BEGIN Exercise material

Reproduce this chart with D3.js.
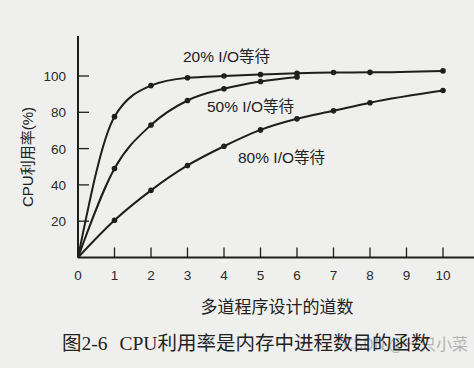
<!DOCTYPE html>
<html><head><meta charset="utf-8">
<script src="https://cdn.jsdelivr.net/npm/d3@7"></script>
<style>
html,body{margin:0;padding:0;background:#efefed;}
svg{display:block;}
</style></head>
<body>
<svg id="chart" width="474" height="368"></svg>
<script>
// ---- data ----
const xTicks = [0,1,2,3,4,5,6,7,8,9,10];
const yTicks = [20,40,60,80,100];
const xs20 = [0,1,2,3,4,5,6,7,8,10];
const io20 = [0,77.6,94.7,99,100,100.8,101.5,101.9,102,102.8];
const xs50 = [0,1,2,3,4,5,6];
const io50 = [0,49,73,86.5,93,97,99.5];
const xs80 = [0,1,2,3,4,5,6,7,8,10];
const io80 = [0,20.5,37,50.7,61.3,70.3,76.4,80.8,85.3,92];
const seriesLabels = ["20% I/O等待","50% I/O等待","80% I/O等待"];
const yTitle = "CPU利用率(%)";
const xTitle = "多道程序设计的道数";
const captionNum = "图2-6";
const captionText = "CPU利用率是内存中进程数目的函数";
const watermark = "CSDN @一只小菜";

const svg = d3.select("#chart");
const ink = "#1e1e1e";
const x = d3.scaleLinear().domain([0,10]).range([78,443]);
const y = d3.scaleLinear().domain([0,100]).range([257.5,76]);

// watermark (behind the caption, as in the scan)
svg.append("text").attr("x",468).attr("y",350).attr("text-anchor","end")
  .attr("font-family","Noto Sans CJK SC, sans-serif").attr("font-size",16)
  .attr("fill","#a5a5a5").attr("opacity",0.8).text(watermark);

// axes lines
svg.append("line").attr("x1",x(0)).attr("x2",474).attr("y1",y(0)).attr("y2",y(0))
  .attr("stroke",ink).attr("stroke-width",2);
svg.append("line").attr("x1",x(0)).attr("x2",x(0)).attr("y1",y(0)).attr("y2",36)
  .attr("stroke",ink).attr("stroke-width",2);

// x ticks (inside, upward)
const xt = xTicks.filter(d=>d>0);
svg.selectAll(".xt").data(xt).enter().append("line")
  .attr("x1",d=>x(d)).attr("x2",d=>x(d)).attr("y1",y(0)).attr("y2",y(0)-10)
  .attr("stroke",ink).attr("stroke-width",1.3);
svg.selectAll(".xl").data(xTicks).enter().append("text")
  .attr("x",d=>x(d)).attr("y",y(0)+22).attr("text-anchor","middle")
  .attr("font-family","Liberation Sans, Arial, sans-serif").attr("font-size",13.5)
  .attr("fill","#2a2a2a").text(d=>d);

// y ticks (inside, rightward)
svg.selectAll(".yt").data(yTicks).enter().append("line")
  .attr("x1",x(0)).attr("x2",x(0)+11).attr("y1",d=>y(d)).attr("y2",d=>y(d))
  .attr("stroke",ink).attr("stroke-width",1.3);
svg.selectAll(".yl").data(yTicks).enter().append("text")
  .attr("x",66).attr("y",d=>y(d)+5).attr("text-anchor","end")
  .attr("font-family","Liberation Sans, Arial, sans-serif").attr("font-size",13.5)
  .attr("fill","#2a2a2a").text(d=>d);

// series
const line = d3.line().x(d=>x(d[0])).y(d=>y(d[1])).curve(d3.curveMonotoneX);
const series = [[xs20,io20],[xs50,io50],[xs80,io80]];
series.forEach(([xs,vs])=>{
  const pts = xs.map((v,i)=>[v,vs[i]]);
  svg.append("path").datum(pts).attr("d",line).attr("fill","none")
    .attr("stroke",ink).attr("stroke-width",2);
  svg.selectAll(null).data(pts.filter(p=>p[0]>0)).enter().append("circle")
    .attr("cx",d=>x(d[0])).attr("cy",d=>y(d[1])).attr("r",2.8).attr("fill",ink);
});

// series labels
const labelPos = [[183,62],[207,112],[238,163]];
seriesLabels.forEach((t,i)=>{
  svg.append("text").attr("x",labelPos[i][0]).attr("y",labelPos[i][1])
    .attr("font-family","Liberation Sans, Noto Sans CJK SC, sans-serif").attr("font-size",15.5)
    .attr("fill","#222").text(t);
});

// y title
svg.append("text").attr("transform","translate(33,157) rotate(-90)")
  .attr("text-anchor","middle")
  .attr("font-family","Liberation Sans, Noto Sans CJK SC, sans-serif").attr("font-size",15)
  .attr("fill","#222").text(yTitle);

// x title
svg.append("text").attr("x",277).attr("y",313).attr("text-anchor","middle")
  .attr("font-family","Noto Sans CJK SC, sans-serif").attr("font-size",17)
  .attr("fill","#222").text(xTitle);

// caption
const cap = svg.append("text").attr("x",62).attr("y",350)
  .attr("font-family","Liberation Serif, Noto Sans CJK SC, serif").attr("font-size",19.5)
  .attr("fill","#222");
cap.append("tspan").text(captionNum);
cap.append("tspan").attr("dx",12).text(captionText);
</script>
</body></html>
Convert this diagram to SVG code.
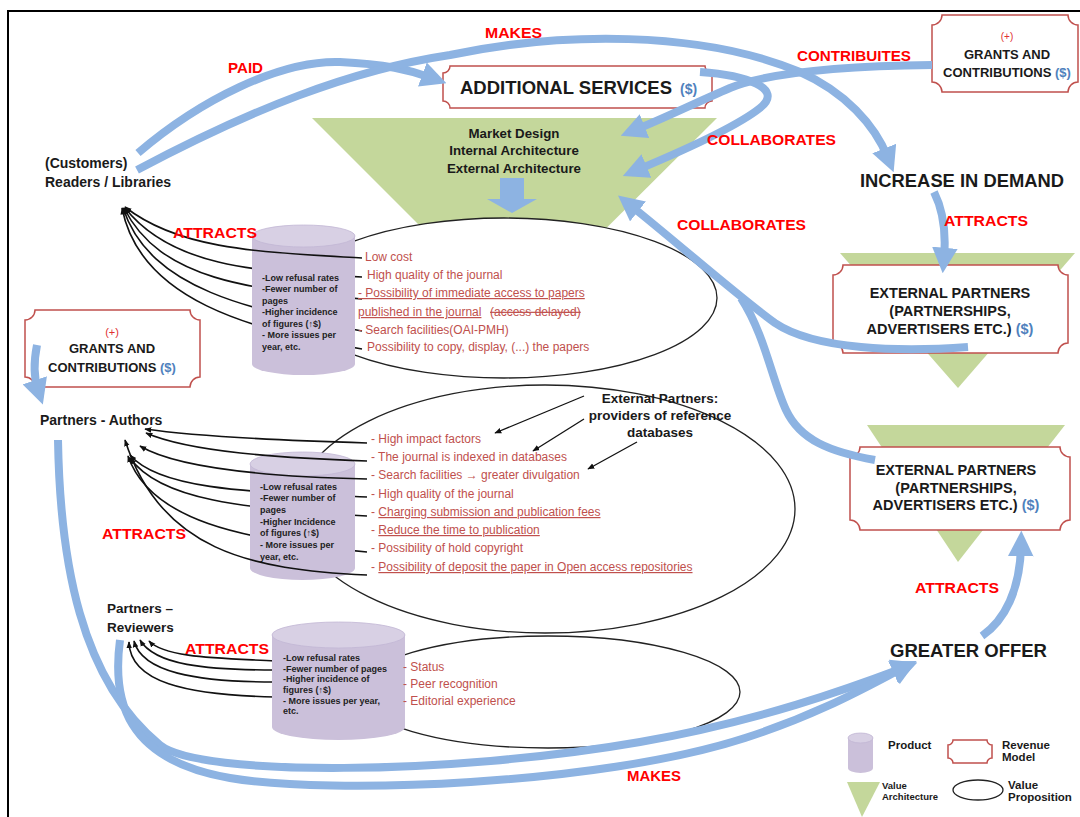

END Exercise material

__Task brief__
How many of the lines above include the word "chart"? Respond with the number alone.

__Full output__
3